But nevertheless, Ukrainians were also capable of shaping the terrain in a way that at a minimum, they deprived the Russians of the type of a quick victory that they Putin thought the special operation was going to be.
In this case, I think it goes further.
This is not just depriving the U.S. of a victory.
This is actually a strategic defeat for the United States
because it simply doesn't have the cards
at an acceptable cost to be able to coerce Iran into that submission.
In fact, it doesn't have escalation dominance.
Whatever the U.S. would do,
the Iranians can counter-escalate in a manner
that ends up becoming more costly to the U.S. than to the Iranians,
at least more costly to Trump's presidency,
which ultimately is what matters here.
And this then spells for a very, very different future going forward in which I think global primacy by the United States, which has been under attack here at home by the American public for at least 20 years.

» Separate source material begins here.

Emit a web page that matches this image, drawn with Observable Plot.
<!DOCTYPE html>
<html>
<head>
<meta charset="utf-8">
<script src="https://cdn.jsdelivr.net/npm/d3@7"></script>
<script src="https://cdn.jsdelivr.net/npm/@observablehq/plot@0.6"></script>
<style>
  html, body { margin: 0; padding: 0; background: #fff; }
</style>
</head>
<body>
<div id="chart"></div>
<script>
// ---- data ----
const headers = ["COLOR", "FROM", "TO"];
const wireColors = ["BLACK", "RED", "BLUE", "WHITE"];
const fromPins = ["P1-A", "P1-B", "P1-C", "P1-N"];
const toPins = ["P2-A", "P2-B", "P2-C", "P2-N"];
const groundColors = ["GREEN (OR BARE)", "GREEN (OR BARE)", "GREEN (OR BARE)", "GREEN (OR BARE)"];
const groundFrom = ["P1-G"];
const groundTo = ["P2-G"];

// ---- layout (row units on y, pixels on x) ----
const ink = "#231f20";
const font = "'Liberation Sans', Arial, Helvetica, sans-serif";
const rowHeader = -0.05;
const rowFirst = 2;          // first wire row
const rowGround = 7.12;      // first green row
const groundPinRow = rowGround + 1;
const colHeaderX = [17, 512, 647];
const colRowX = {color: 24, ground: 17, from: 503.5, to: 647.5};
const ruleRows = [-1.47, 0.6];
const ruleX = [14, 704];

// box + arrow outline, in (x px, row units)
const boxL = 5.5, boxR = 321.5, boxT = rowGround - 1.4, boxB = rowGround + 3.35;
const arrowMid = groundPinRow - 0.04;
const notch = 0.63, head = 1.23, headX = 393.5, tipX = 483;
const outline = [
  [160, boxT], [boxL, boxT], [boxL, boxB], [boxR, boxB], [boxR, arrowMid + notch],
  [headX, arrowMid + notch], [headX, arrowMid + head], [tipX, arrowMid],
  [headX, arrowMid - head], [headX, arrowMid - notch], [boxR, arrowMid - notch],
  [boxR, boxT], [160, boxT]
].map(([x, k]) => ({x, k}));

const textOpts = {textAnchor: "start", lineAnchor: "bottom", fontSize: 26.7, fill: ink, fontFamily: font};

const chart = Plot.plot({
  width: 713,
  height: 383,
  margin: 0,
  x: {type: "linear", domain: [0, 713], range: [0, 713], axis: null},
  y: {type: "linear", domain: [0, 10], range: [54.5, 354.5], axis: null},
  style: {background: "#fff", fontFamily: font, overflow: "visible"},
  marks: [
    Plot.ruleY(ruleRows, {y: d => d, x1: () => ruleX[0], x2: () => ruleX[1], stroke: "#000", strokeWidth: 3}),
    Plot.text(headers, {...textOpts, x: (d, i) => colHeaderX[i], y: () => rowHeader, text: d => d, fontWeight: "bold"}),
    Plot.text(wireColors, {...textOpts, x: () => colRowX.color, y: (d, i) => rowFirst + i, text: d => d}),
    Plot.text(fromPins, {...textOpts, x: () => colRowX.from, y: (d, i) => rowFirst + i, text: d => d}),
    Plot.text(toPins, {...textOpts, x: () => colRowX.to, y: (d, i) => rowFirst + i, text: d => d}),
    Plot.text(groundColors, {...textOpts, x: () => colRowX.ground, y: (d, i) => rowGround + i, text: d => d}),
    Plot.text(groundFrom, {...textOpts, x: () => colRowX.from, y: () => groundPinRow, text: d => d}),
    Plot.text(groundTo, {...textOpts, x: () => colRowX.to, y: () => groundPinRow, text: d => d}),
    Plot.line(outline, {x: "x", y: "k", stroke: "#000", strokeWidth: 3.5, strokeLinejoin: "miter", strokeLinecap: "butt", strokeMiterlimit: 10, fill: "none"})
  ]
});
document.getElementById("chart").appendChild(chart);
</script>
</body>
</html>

And people are really tired of these wars and really tired of the idea that the U.S. has to have global hegemony.
And in fact, the administration in its NSS in December of last year was the first document in which it spelled out as clearly as it could be that the global hegemony.
was no longer seen as an objective.
They shifted the hegemony back to the hemisphere.

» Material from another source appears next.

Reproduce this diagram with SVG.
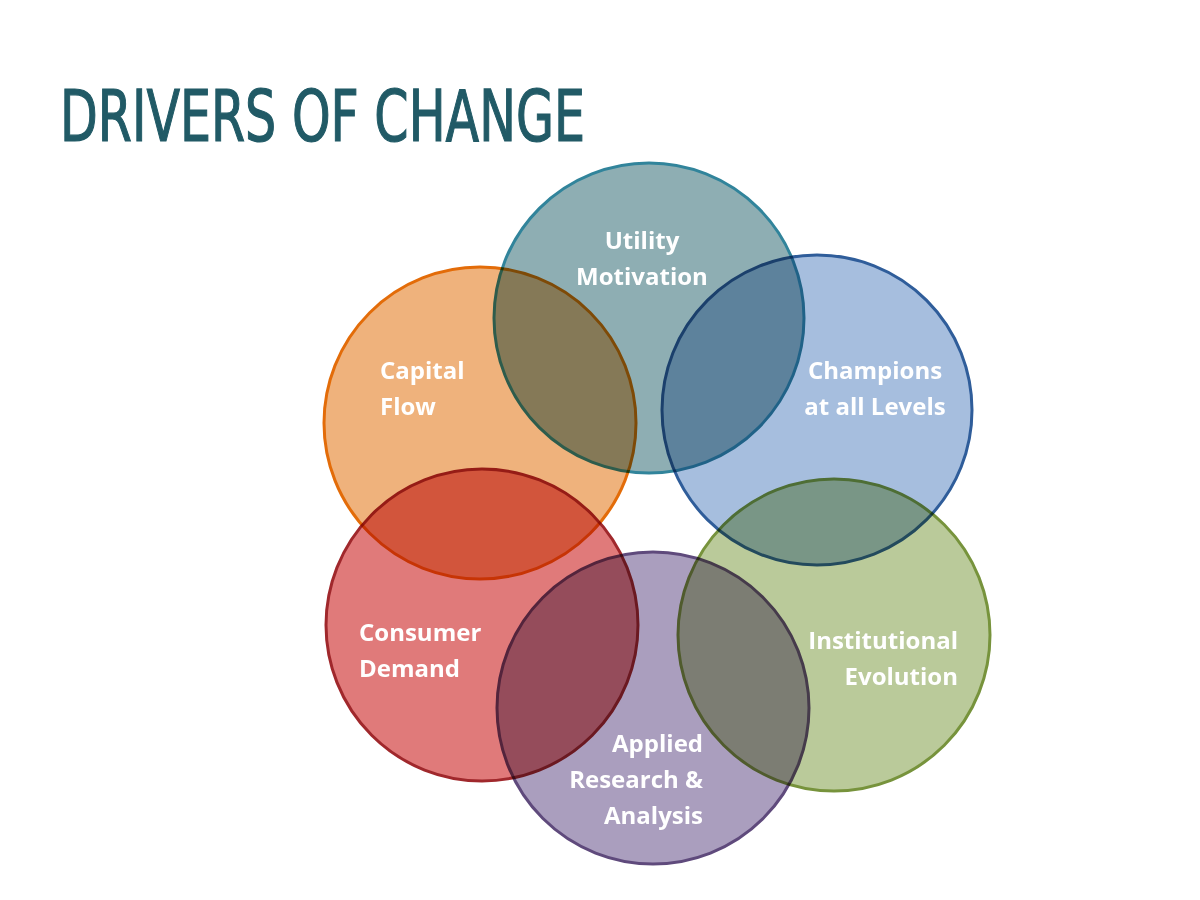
<svg xmlns="http://www.w3.org/2000/svg" width="1200" height="900" viewBox="0 0 1200 900">
<style>
.c{stroke-width:3;mix-blend-mode:multiply}
.t{font-family:"Open Sans","Noto Sans",sans-serif;font-weight:bold;font-size:24px;fill:#fff}
</style>
<rect width="1200" height="900" fill="#fff"/>
<text x="60" y="141" font-family="DejaVu Sans Condensed, DejaVu Sans, sans-serif" font-size="72" fill="#215a66" stroke="#215a66" stroke-width="1.2" textLength="525" lengthAdjust="spacingAndGlyphs">DRIVERS OF CHANGE</text>
<g style="isolation:isolate">
<g id="capital"><circle class="c" cx="480" cy="423" r="156" fill="#efb27c" stroke="#e36c09"/></g>
<g id="consumer"><circle class="c" cx="482" cy="625" r="156" fill="#e07a7a" stroke="#a0282c"/></g>
<g id="utility"><circle class="c" cx="649" cy="318" r="155" fill="#8eaeb3" stroke="#31849b"/></g>
<g id="champions"><circle class="c" cx="817" cy="410" r="155" fill="#a6bede" stroke="#2f5d9a"/></g>
<g id="institutional"><circle class="c" cx="834" cy="635" r="156" fill="#bacA9a" stroke="#77933c"/></g>
<g id="applied"><circle class="c" cx="653" cy="708" r="156" fill="#aa9ebe" stroke="#5f4a7c"/></g>
</g>
<g id="labels">
<text class="t" text-anchor="middle" x="642" y="249">Utility</text>
<text class="t" text-anchor="middle" x="642" y="285">Motivation</text>
<text class="t" x="380" y="379">Capital</text>
<text class="t" x="380" y="415">Flow</text>
<text class="t" text-anchor="middle" x="875" y="379">Champions</text>
<text class="t" text-anchor="middle" x="875" y="415">at all Levels</text>
<text class="t" x="359" y="641">Consumer</text>
<text class="t" x="359" y="677">Demand</text>
<text class="t" text-anchor="end" x="958" y="649">Institutional</text>
<text class="t" text-anchor="end" x="958" y="685">Evolution</text>
<text class="t" text-anchor="end" x="703" y="752">Applied</text>
<text class="t" text-anchor="end" x="703" y="788">Research &amp;</text>
<text class="t" text-anchor="end" x="703" y="824">Analysis</text>
</g>
<g id="connectors"/>
</svg>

So it wasn't a rejection of hegemony per se.
It was a rejection of the contours of that hegemony.
But nevertheless, it was the first American document that I've seen
that actually made that case as clear as it did.

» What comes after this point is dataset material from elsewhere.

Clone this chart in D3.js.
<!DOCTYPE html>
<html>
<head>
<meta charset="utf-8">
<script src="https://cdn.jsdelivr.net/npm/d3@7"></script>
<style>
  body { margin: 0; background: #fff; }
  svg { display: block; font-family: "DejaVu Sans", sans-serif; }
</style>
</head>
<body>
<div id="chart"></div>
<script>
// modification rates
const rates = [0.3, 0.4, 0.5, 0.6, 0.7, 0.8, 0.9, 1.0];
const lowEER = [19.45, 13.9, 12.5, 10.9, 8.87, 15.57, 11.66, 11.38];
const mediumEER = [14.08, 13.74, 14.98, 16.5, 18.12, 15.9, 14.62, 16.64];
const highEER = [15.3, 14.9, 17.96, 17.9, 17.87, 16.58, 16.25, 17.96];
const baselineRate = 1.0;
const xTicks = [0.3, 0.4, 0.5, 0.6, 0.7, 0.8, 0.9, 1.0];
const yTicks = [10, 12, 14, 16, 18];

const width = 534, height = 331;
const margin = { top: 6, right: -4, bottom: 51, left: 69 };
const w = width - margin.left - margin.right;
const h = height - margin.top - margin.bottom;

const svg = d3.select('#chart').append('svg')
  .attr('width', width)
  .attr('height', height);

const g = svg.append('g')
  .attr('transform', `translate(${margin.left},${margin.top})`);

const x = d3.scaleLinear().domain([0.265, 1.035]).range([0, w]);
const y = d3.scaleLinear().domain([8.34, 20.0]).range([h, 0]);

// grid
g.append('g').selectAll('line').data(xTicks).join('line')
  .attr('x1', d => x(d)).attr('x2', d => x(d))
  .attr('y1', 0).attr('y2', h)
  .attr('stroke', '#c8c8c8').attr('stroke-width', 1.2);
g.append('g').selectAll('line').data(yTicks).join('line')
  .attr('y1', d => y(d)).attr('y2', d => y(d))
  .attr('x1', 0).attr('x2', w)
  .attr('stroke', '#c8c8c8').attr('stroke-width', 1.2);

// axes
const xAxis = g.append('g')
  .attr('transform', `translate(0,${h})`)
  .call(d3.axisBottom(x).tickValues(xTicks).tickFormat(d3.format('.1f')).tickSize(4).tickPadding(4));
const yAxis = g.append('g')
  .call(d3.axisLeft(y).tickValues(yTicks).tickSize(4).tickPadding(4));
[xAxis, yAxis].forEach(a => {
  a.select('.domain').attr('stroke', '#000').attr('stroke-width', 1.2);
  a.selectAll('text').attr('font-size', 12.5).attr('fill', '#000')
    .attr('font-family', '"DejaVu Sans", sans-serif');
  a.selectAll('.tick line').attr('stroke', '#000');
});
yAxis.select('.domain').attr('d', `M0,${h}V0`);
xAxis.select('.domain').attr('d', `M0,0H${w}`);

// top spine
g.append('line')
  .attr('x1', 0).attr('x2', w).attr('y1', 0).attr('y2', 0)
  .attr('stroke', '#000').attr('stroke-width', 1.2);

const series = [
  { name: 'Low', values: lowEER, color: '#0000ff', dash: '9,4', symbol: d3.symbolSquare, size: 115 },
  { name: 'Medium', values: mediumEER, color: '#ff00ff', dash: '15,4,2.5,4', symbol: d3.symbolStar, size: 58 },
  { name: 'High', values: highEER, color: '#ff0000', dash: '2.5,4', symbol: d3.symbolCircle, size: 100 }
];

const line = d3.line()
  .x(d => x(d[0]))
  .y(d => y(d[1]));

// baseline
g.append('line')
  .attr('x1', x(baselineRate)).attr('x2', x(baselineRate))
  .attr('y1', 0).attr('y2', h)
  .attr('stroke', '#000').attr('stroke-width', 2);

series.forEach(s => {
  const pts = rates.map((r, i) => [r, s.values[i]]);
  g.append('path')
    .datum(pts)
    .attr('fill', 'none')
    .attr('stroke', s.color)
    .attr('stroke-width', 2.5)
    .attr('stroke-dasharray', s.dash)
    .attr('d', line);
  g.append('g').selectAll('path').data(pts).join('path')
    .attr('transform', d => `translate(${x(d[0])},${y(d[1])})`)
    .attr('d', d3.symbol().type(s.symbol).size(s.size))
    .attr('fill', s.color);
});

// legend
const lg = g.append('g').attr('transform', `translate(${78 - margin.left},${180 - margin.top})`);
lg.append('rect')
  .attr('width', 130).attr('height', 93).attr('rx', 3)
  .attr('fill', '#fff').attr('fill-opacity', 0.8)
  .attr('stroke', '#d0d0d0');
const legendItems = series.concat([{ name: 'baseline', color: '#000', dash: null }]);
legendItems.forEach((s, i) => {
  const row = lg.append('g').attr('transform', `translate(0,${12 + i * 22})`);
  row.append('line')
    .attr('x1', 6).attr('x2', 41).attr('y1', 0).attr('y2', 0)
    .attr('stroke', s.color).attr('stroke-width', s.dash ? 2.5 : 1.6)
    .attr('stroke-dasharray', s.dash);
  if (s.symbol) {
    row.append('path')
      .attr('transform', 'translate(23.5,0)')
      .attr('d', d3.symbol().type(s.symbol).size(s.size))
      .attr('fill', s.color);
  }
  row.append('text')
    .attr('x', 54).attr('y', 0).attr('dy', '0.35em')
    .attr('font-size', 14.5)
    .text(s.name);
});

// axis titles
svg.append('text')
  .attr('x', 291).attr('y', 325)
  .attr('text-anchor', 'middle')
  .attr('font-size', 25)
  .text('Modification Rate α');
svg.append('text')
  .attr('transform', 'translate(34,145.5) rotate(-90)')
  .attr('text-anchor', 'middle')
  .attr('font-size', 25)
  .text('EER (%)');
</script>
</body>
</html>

But it was always a situation in which the U.S.'s allies who benefited from America's
security umbrella were constantly lobbying the United States to make sure that America
kept its primacy in place, that it kept its bases in Europe in place, that it provided Europe
without security, same thing in Asia, same thing in the Middle East. But now I think we're going to be
in a scenario, certainly in the Middle East, in which the GCC states are going to diversify away
from the American security umbrella. They're not going to abandon the U.S. They're going to buy more
weapons from the U.S., I suspect. But the basing systems or relying solely on the U.S., I think those days are
essentially over for all of them with the potential exception.
of the UAE.
But it may also raise question marks in Asia and other places
because it will raise questions as to not only about the reliability
of American primacy, which clearly was under attack by Trump,
but also its efficiency.
And this will then have repercussions in how Asian countries deal with China,
how European countries are going to have to be forced to recognize
the reality of dealing with Russia.
And we're going to be in a scenario in which,
primacy is no longer just going to be under attack by the American public, but also,
if not under attack, at least to a certain extent, abandoned by some of the states that for
years we're spending millions of dollars in Washington lobbying for it to be sustained.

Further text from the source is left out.